Penalties for Violations

Violations of the rest-day, meal break, or posting requirements trigger civil penalties under Section 7 of the Act. The fines scale with employer size, and each affected employee is counted separately:

  • Fewer than 25 employees: Up to $250 per offense payable to the Department of Labor, plus up to $250 in damages per offense payable directly to the affected employee.
  • 25 or more employees: Up to $500 per offense payable to the Department, plus up to $500 in damages per offense payable to the affected employee.

The per-offense math is where costs add up fast. Each week an employee is denied their 24-hour rest period counts as a separate offense. Each day an employee is denied a required meal break counts as a separate offense. So an employer with 30 workers who skips meal breaks for a staff of 10 over five days has potentially racked up 50 separate offenses in a single week, each carrying up to $1,000 in combined penalties and damages.

Violating the Section 8.5 posting requirement is treated as a single offense carrying a penalty of up to $250 payable to the Department. Retaliating against an employee who asserts their rights under ODRISA triggers a separate provision under Section 5.5, which entitles the employee to recover all legal and equitable relief through a claim filed with the Department.

Filing a Complaint

Enforcement runs exclusively through the Illinois Department of Labor. Employees do not have a private right of action to sue their employer directly in court under ODRISA. Instead, you file a complaint with the Department, which investigates and can pursue penalties and damages on your behalf. The Department offers an ODRISA-specific complaint form accessible through its website.

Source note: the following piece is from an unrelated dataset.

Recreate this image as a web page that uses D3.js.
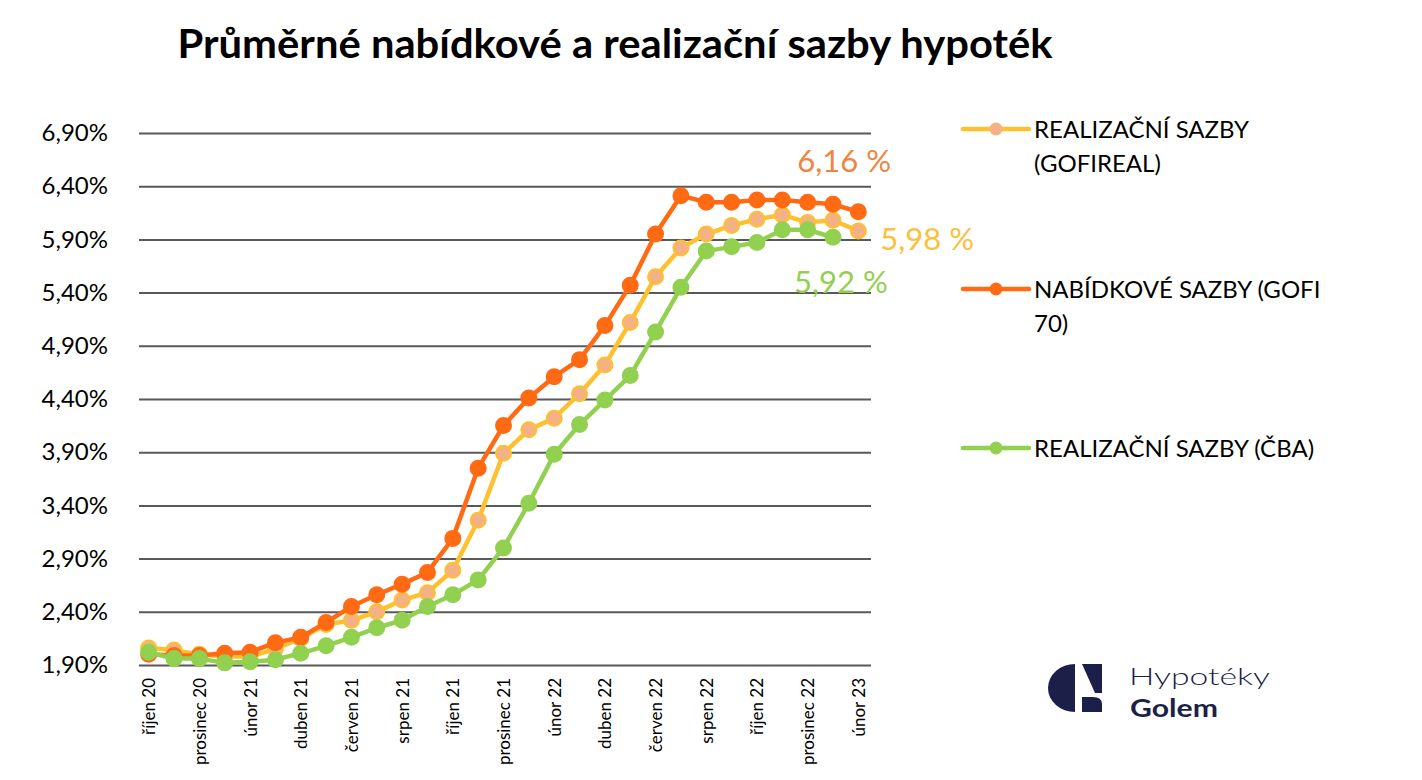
<!DOCTYPE html>
<html>
<head>
<meta charset="utf-8">
<script src="https://cdn.jsdelivr.net/npm/d3@7"></script>
<style>
  body { margin: 0; background: #fff; }
  svg { display: block; font-family: Lato, "Open Sans", sans-serif; }
</style>
</head>
<body>
<svg id="chart" width="1422" height="780"></svg>
<script>
// DATA
let months = ["říjen 20", "listopad 20", "prosinec 20", "leden 21", "únor 21", "březen 21",
  "duben 21", "květen 21", "červen 21", "červenec 21", "srpen 21", "září 21",
  "říjen 21", "listopad 21", "prosinec 21", "leden 22", "únor 22", "březen 22",
  "duben 22", "květen 22", "červen 22", "červenec 22", "srpen 22", "září 22",
  "říjen 22", "listopad 22", "prosinec 22", "leden 23", "únor 23"];

let gofireal = [2.06, 2.04, 2.00, 1.98, 1.98, 2.05, 2.15, 2.28, 2.32, 2.40, 2.51, 2.58,
  2.79, 3.26, 3.89, 4.11, 4.22, 4.45, 4.72, 5.12, 5.55, 5.82, 5.95, 6.03,
  6.09, 6.13, 6.06, 6.08, 5.98];

let gofi70 = [2.00, 1.99, 1.99, 2.01, 2.02, 2.11, 2.16, 2.30, 2.45, 2.56, 2.66, 2.77,
  3.09, 3.75, 4.15, 4.41, 4.61, 4.77, 5.09, 5.47, 5.95, 6.31, 6.25, 6.25,
  6.27, 6.27, 6.25, 6.23, 6.16];

let cba = [2.02, 1.96, 1.96, 1.92, 1.93, 1.95, 2.01, 2.08, 2.16, 2.25, 2.32, 2.45,
  2.56, 2.70, 3.00, 3.42, 3.88, 4.16, 4.39, 4.62, 5.03, 5.45, 5.79, 5.83,
  5.87, 5.99, 5.99, 5.92];

let yTicks = [1.9, 2.4, 2.9, 3.4, 3.9, 4.4, 4.9, 5.4, 5.9, 6.4, 6.9];

let title = "Průměrné nabídkové a realizační sazby hypoték";

// SETUP
let svg = d3.select("#chart");
let margin = { top: 133, right: 551, bottom: 115, left: 136 };
let width = 1422 - margin.left - margin.right;
let height = 780 - margin.top - margin.bottom;

let x = d3.scalePoint().domain(months).range([0, width]).padding(0.5);
let y = d3.scaleLinear().domain([1.9, 6.9]).range([height, 0]);

let fmt = d => d3.format(".2f")(d).replace(".", ",") + "%";

let series = [
  { name: ["REALIZAČNÍ SAZBY", "(GOFIREAL)"], values: gofireal, line: "#FFC02F", fill: "#F4B183", stroke: "#FFC02F", label: "#FBC13B", ly: 129 },
  { name: ["NABÍDKOVÉ SAZBY (GOFI", "70)"], values: gofi70, line: "#FF6A13", fill: "#FF6A13", stroke: "#FF6A13", label: "#EE8543", ly: 289 },
  { name: ["REALIZAČNÍ SAZBY (ČBA)"], values: cba, line: "#92D050", fill: "#92D050", stroke: "#92D050", label: "#92D050", ly: 448 }
];

// title
svg.append("text")
  .attr("x", 615)
  .attr("y", 58)
  .attr("text-anchor", "middle")
  .attr("font-size", 40)
  .attr("font-weight", 700)
  .attr("textLength", 875)
  .attr("lengthAdjust", "spacingAndGlyphs")
  .attr("fill", "#000")
  .text(title);

let g = svg.append("g")
  .attr("transform", "translate(" + margin.left + "," + margin.top + ")");

// grid + y labels
let yAxis = g.append("g")
  .call(d3.axisLeft(y).tickValues(yTicks).tickSize(-width + 3).tickPadding(28).tickFormat(fmt));
yAxis.select(".domain").remove();
yAxis.selectAll(".tick line")
  .attr("x1", 3)
  .attr("x2", width)
  .attr("stroke", "#595959")
  .attr("stroke-width", 2);
yAxis.selectAll(".tick text")
  .attr("font-size", 24)
  .attr("font-family", "Lato, sans-serif")
  .attr("fill", "#000");

// x labels (every second month)
let xAxis = g.append("g")
  .attr("transform", "translate(0," + height + ")")
  .call(d3.axisBottom(x).tickValues(months.filter((d, i) => i % 2 === 0)).tickSize(0).tickPadding(0));
xAxis.select(".domain").remove();
xAxis.selectAll(".tick text")
  .attr("transform", "rotate(-90)")
  .attr("x", -13)
  .attr("y", 0)
  .attr("dy", "0.35em")
  .attr("text-anchor", "end")
  .attr("font-size", 17)
  .attr("font-family", "Lato, sans-serif")
  .attr("fill", "#000");

// DRAWING
let line = d3.line()
  .x((d, i) => x(months[i]))
  .y(d => y(d));

series.forEach(function (s) {
  g.append("path")
    .datum(s.values)
    .attr("fill", "none")
    .attr("stroke", s.line)
    .attr("stroke-width", 4.5)
    .attr("stroke-linejoin", "round")
    .attr("d", line);

  g.selectAll(null)
    .data(s.values)
    .enter().append("circle")
    .attr("cx", (d, i) => x(months[i]))
    .attr("cy", d => y(d))
    .attr("r", 7.5)
    .attr("fill", s.fill)
    .attr("stroke", s.stroke)
    .attr("stroke-width", 2);
});

// end labels
let last = s => s.values[s.values.length - 1];
let endLabel = function (s, dx, dy) {
  let i = s.values.length - 1;
  g.append("text")
    .attr("x", x(months[i]) + dx)
    .attr("y", y(last(s)) + dy)
    .attr("font-size", 31)
    .attr("fill", s.label)
    .text(d3.format(".2f")(last(s)).replace(".", ",") + " %");
};
endLabel(series[1], -61, -40);
endLabel(series[0], 22, 19);
endLabel(series[2], -39, 56);

// LEGEND
let legend = svg.append("g");
series.forEach(function (s) {
  let lg = legend.append("g").attr("transform", "translate(963," + s.ly + ")");
  lg.append("line")
    .attr("x1", 0).attr("x2", 66)
    .attr("stroke", s.line)
    .attr("stroke-width", 4.5)
    .attr("stroke-linecap", "round");
  lg.append("circle")
    .attr("cx", 33)
    .attr("r", 6.5)
    .attr("fill", s.fill);
  s.name.forEach(function (t, k) {
    lg.append("text")
      .attr("x", 71)
      .attr("y", 9 + k * 34)
      .attr("font-size", 24)
      .attr("fill", "#000")
      .text(t);
  });
});

// logo
let logo = svg.append("g").attr("fill", "#1C1F48");
logo.append("path").attr("d", "M1075,664 A27,24 0 0 0 1075,712 Z");
logo.append("path").attr("d", "M1082,664 L1102,664 L1102,693 L1095,693 Z");
logo.append("path").attr("d", "M1082,697 L1093,697 Q1102,697 1102,704 L1102,712 L1082,712 Z");
logo.append("text")
  .attr("x", 1129).attr("y", 685)
  .attr("font-size", 24)
  .attr("font-weight", 300)
  .attr("textLength", 141)
  .attr("lengthAdjust", "spacingAndGlyphs")
  .text("Hypotéky");
logo.append("text")
  .attr("x", 1130).attr("y", 717)
  .attr("font-size", 24)
  .attr("font-weight", 700)
  .attr("textLength", 88)
  .attr("lengthAdjust", "spacingAndGlyphs")
  .text("Golem");
</script>
</body>
</html>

The Director of Labor enforces the Act under the Illinois Administrative Procedure Act, which gives the Department subpoena power, deposition authority, and discovery tools. Penalties and fees can be recovered either through an administrative proceeding or a civil action brought by the Attorney General. Any funds the Department collects are deposited into the Child Labor and Day and Temporary Labor Services Enforcement Fund.